Hi guys,
Currently I am analysing some gene expression data. The dataset was analyzed in several studies before. I have identify one particular study and they used a standard K-mean clustering to identify different phenotypes.
My main goal is to perform a UMAP clustering on the data to explore other phenotypes. But before that step, they have used a powerTransformation function in the pre-processing step to approximate the data to a normal distribution. Now I have to do the same but struggle in this step.
I have tried running on powerTransform(expression values ~ different clinical variables) and got some results. These clinical variables include numeric and character type data.
Am I doing the right thing here? or if there is any step I'm missing? I read that I need to find out what the Lambda is before everything, but I'm not sure.......would be lovely to hear your thoughts!
Thanks!
If you are referencing another paper, please link it. There are also some missing items which would be helpful to know:
1) What are you trying to cluster? Patients? Tumor RNA-seq? Single cell data?
2) What features are you trying to use to cluster?
3) When you say "UMAP clustering" - what precisely do you mean? UMAP is primarily a data visualization tool to embed data into 2D space, it is not itself a clustering procedure.
I'm trying to cluster those patient's gene expression data. There are several clinical features that they have and I want to include as much as possible.

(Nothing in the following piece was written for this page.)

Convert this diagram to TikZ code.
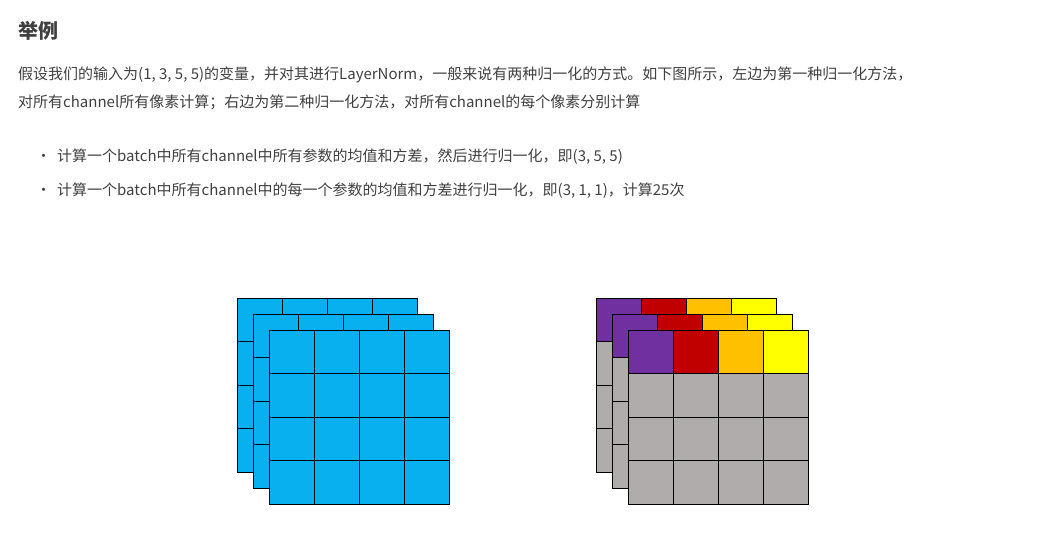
\documentclass[tikz,border=0pt]{standalone}
\usepackage{fontspec}
\setmainfont{Noto Sans CJK SC}
\definecolor{txt}{HTML}{404040}
\definecolor{cblue}{HTML}{08B0EF}
\definecolor{cpur}{HTML}{7030A0}
\definecolor{cred}{HTML}{C00000}
\definecolor{corg}{HTML}{FFC000}
\definecolor{cyel}{HTML}{FFFF00}
\definecolor{cgray}{HTML}{AFACAB}
\begin{document}
\begin{tikzpicture}[x=1pt,y=-1pt,
  body/.style={anchor=west,inner sep=0,text=txt,font=\fontsize{15}{18}\selectfont},
  cell/.style={draw=black,line width=1pt}]
\useasboundingbox (0,0) rectangle (1048,536);
\node[anchor=west,inner sep=0,text=txt,font=\fontsize{20}{24}\selectfont\bfseries] (title) at (18,31) {举例};
\node[body] (p1) at (18,75) {假设我们的输入为(1, 3, 5, 5)的变量，并对其进行LayerNorm，一般来说有两种归一化的方式。如下图所示，左边为第一种归一化方法，};
\node[body] (p2) at (18,102) {对所有channel所有像素计算；右边为第二种归一化方法，对所有channel的每个像素分别计算};
\node[body] (b1) at (36,157) {•\hspace{6pt}计算一个batch中所有channel中所有参数的均值和方差，然后进行归一化，即(3, 5, 5)};
\node[body] (b2) at (36,191) {•\hspace{6pt}计算一个batch中所有channel中的每一个参数的均值和方差进行归一化，即(3, 1, 1)，计算25次};
% left stack
\foreach \o in {0,16,32}{
  \foreach \i in {0,...,3}{
    \foreach \j in {0,...,3}{
      \filldraw[cell,fill=cblue] (237+\o+45*\i,298+\o+43.5*\j) rectangle ++(45,43.5);
    }}}
% right stack
\foreach \o in {0,16,32}{
  \foreach \i/\c in {0/cpur,1/cred,2/corg,3/cyel}{
    \filldraw[cell,fill=\c] (596+\o+45*\i,298+\o) rectangle ++(45,43.5);
    \foreach \j in {1,...,3}{
      \filldraw[cell,fill=cgray] (596+\o+45*\i,298+\o+43.5*\j) rectangle ++(45,43.5);
    }}}
\end{tikzpicture}
\end{document}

Come to think of it, do you think I should perform a scree plot and determine which variables and how many of them to include? Perform a PCA?

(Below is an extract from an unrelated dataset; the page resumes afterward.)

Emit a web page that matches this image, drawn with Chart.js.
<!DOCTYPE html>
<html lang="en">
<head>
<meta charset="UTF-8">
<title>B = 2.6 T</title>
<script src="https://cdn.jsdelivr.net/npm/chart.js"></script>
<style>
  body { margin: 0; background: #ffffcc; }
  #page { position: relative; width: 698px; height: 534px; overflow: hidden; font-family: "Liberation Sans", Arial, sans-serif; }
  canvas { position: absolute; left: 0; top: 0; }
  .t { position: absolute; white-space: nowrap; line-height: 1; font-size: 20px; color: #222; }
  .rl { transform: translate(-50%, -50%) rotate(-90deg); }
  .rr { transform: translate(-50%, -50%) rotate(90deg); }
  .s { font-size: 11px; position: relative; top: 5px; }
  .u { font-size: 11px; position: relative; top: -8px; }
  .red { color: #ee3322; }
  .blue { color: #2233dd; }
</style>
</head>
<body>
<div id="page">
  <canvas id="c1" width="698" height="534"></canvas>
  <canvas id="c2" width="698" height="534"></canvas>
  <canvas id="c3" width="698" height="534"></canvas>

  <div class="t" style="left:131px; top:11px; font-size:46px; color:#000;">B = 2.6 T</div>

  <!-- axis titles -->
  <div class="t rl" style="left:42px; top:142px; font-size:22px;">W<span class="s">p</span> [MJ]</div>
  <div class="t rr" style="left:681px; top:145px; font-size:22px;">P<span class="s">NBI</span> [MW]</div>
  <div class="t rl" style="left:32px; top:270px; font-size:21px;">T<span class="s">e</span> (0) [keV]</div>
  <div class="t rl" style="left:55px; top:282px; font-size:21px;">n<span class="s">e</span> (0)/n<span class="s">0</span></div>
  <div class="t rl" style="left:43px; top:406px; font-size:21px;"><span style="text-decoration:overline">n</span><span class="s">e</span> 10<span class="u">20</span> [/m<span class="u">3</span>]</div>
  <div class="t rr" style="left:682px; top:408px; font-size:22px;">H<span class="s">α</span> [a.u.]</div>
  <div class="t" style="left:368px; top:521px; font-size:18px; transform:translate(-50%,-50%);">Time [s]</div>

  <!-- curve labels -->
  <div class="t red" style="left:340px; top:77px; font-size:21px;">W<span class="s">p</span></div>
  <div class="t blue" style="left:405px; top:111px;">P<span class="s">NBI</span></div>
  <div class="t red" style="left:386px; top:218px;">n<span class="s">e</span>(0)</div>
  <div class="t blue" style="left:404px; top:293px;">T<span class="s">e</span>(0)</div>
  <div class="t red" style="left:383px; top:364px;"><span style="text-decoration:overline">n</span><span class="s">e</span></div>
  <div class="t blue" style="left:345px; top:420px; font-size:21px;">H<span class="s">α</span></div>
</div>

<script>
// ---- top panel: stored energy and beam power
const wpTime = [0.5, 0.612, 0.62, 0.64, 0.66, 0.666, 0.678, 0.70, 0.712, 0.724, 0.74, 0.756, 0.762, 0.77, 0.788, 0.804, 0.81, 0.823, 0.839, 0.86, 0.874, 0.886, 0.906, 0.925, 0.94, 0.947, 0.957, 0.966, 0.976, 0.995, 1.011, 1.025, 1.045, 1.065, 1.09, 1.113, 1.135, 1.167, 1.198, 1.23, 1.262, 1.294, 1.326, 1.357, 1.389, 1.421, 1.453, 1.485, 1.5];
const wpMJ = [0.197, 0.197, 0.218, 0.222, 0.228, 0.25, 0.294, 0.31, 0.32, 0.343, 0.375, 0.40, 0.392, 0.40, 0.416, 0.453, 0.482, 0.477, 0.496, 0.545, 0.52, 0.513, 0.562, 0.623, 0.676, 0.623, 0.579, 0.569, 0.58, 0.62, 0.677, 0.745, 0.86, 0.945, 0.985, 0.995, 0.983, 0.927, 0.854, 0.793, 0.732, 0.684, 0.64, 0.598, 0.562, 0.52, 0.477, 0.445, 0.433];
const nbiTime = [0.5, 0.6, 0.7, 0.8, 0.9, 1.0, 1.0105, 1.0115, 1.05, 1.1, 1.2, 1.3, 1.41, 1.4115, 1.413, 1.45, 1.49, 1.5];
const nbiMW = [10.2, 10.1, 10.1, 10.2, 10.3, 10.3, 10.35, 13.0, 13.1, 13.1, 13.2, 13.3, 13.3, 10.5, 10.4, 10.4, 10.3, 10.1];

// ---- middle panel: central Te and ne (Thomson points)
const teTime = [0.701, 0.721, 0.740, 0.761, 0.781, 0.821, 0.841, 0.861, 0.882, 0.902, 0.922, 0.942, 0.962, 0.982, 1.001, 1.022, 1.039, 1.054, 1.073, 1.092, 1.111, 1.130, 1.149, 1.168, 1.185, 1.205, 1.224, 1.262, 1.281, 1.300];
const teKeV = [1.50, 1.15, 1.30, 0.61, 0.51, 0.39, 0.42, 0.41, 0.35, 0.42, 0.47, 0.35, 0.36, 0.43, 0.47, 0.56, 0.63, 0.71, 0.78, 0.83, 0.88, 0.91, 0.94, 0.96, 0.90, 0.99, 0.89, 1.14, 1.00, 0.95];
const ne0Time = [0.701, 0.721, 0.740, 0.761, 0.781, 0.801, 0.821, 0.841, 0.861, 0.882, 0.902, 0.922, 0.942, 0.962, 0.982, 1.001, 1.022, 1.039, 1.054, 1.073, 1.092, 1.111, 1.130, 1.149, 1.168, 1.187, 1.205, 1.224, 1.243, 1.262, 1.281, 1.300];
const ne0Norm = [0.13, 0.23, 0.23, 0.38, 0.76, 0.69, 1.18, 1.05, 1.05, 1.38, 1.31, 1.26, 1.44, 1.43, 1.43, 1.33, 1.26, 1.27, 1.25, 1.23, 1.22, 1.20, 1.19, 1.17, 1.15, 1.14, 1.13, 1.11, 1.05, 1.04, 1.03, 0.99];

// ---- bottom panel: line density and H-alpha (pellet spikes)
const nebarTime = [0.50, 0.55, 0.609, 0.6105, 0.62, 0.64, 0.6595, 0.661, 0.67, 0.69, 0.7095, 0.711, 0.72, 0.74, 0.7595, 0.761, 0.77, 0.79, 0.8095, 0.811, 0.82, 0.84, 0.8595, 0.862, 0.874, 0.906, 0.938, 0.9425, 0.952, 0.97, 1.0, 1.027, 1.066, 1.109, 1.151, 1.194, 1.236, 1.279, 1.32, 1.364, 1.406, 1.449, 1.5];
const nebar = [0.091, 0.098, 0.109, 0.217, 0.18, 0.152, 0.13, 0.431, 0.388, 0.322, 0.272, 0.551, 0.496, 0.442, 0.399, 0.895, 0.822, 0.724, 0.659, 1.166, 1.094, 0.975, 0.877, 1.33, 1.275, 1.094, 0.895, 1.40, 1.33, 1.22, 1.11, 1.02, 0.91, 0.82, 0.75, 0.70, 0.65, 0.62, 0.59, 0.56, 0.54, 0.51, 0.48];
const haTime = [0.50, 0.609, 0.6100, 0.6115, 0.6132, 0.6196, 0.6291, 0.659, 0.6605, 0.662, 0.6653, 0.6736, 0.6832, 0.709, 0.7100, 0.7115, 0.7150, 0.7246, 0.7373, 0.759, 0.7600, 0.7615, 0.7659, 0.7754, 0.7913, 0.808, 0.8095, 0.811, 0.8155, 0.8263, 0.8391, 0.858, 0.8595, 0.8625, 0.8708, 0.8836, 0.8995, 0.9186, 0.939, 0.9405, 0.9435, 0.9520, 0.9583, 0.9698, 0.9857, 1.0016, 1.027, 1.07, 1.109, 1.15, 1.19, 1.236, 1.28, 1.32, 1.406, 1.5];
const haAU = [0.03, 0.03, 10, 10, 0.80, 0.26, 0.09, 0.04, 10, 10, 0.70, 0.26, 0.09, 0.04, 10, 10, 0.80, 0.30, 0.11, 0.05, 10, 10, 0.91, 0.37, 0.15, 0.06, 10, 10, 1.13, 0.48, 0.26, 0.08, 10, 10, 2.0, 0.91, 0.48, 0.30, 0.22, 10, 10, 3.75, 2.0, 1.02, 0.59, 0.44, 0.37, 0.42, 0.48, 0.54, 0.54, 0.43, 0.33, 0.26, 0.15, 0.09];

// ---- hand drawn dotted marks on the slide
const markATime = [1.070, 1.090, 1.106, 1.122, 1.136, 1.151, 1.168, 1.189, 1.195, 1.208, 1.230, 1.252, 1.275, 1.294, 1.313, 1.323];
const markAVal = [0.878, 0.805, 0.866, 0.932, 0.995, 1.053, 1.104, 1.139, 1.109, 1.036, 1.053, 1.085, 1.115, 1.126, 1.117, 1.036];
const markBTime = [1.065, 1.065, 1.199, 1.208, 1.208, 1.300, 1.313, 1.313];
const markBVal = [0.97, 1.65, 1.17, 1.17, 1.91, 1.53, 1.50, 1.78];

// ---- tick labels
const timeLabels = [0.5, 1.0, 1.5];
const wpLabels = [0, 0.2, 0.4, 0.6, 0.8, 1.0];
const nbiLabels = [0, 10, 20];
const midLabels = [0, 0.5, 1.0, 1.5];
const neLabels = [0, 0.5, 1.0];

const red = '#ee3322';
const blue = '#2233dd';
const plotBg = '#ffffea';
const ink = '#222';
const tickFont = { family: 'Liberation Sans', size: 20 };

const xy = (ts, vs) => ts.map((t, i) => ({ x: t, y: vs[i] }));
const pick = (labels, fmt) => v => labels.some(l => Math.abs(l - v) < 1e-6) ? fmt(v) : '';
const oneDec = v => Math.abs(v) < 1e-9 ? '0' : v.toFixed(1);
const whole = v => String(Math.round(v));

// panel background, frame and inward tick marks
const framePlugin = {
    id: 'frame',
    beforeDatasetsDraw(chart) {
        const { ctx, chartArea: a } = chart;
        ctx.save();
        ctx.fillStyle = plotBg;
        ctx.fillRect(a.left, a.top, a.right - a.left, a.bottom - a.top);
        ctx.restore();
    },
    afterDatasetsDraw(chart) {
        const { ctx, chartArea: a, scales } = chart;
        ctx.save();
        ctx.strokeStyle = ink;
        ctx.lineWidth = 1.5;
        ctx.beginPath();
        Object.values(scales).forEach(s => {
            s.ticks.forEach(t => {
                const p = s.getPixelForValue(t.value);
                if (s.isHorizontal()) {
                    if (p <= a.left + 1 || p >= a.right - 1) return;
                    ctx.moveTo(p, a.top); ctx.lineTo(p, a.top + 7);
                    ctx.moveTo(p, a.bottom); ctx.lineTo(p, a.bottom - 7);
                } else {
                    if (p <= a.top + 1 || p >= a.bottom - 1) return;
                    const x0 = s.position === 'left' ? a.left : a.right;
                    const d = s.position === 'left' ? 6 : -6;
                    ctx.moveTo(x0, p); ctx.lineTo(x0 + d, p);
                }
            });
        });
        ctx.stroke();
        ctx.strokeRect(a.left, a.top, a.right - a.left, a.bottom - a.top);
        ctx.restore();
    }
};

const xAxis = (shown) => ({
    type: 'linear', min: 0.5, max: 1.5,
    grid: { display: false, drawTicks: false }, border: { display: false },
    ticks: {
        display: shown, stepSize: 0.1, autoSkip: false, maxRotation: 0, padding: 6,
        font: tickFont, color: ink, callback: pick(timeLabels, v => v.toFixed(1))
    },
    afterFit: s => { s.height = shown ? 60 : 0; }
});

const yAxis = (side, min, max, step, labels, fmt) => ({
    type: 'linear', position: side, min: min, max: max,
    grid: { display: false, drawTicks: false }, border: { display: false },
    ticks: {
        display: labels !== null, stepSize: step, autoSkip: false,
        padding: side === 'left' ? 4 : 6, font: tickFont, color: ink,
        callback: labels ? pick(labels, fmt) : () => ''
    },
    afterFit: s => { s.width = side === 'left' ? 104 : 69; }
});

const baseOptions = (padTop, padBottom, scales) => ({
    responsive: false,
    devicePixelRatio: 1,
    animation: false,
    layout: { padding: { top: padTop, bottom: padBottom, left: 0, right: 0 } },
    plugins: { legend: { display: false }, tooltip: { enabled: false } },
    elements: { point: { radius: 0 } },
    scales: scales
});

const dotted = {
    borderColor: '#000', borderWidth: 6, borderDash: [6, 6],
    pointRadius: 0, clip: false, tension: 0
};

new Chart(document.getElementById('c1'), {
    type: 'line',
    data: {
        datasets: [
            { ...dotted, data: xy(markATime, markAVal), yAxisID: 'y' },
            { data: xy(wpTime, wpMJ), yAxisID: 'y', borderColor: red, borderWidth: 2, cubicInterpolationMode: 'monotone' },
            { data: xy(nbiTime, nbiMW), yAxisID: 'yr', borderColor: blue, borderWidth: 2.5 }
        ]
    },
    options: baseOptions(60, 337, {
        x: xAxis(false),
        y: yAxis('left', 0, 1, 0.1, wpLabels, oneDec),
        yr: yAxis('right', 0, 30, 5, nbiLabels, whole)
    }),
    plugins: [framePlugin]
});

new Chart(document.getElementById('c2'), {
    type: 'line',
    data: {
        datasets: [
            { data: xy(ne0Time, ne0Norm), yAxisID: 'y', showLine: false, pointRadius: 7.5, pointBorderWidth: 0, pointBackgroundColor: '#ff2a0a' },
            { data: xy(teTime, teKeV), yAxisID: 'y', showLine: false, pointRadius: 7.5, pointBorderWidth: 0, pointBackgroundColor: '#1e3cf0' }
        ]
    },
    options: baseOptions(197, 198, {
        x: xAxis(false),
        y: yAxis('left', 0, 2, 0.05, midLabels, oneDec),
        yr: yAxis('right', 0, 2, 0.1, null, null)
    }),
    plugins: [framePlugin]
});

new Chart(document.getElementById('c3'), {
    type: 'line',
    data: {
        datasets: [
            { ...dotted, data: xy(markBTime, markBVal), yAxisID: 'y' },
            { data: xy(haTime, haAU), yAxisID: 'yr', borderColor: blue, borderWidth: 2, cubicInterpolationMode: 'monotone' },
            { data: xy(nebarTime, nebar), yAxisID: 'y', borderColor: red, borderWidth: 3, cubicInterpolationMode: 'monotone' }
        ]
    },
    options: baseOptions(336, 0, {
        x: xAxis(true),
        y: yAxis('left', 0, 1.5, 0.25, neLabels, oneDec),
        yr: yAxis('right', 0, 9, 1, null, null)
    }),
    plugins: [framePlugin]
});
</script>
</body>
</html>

Gene expression data is typically normalized to CPM or TPM, and then subsequently logged. TMM and other transforms are also applied.
If you are trying to include both gene expression and clinical information in the same clustering, you will certainly find that with O(10,000) gene expression features and O(10) clinical features, the clinical information has very little impact. It would therefore make sense to extract a small number of features (via PCA or other method) from the GEx data, to reduce the impact on clustering.

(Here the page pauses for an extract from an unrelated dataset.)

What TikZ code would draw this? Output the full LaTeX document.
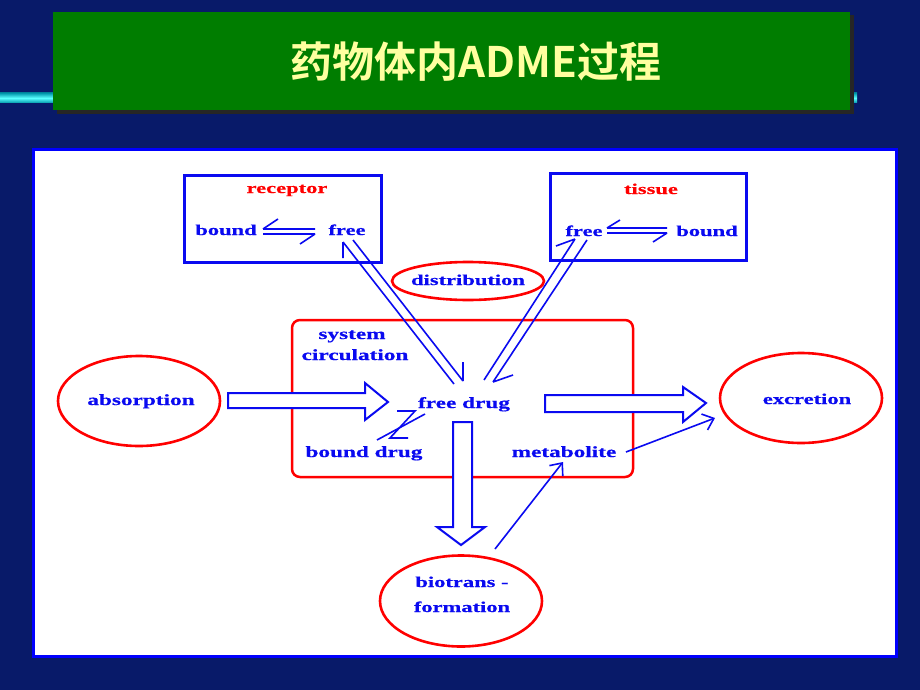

As I mention below, UMAP is based on a neighbor graph, so it would be possible to scale features relative to one another so that distances are more sensitive to clinical than GEx features; but a first-pass approach might be:
Normalize RNA, log1p transform, PCA
Box-cox or bin clinical variables; normalize
Compute distances on PCA + normalized clinical variables*
UMAP
*The distance computation / neighbor graph may be built in to whatever package you're using for UMAP
LChart thank you for the suggestions!
Do you mind to point me to the right direction on calculating the neighbour graph before performing UMAP?
Also right now, my dataframe have NA and UMAP cannot process that. I did think of replacing it with zero, however a NA is not zero. Logically NA is NA, it's not detected for some reason but it doesn't mean it didn't have any expression.
What do you think I should do?
It's either built-in to the umap function; or it is another function within the same package (such as
knn
orknndescent
or something like that). The representation of the graph will matter for the next step, so mixing and matching libraries may not be a good idea.You will need to impute missing data prior to computing distances; or drop records with NA.